Let’s play devil’s advocate for a moment. Perhaps the Virginia Triple Crown remains obscure not because of neglect, but because it’s simply not a compelling or logical challenge. The AT is a continuous, well-defined footpath from mountain to mountain. The Pinhoti and BMT, while gorgeous, involve more road walks, less consistent blazing, and sections that feel more like connector trails than a cohesive wilderness experience. For a purist, the idea of stringing them together might feel artificial—a checklist exercise rather than a true journey. And from a pure wilderness immersion standpoint, why not just tackle the AT, the Long Trail, and the Continental Divide? Those represent three distinct mountain ranges and ecosystems. The Virginia Triple Crown, by contrast, stays largely within the same ancient mountain chain.
This perspective holds water.

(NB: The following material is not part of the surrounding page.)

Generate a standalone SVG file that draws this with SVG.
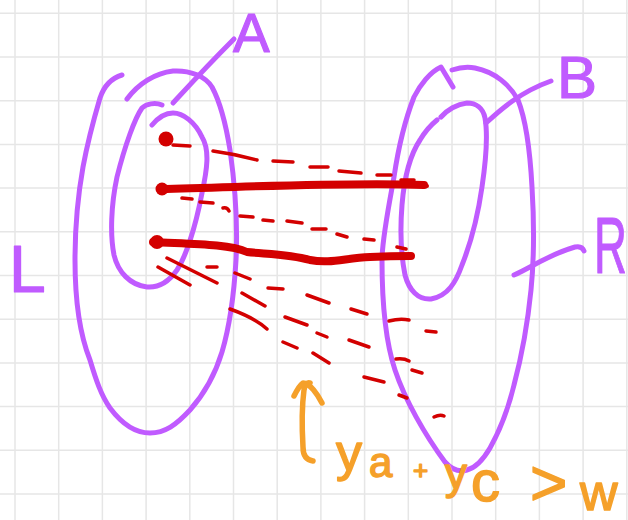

The allure of the AT isn’t just its length; it’s its cultural significance, its community, and its relatively well-marked, well-supported path. Asking hikers to trade that for increased logistical complexity and uncertainty on lesser-known trails might be asking too much, especially when the goal is simply to say you’ve done it. Maybe the Virginia Triple Crown’s niche status isn’t a failure of the system, but a reflection of what hikers actually value: not just mileage, but meaning.
Still, even if the Triple Crown never becomes a mainstream goal, the trails that compose it deserve better. Their value isn’t solely measured in thru-hiker completions. It’s in the day hiker who finds solace in a quiet cove, the student conducting field research on salamander populations, the hunter who tracks deer along its corridors, and the local resident who simply enjoys a peaceful walk in the woods. Investing in these trails isn’t about creating the next epic challenge; it’s about honoring the intrinsic worth of the places they traverse and the people who live near them.
The sun is low in the sky as I write this, casting long shadows across my desk. I think about the volunteer I met last fall in Pisgah National Forest, her hands calloused from years of swinging a Pulaski, rerouting a section of the Benton MacKaye washed out by a hurricane. She wasn’t doing it for glory or to enable some esoteric triple crown. She was doing it because she believes these woods—and the paths through them—matter. And maybe that’s the most compelling argument of all: not every trail needs to be a highway for thru-hikers to deserve our care. Some paths are worthy simply because they lead us home.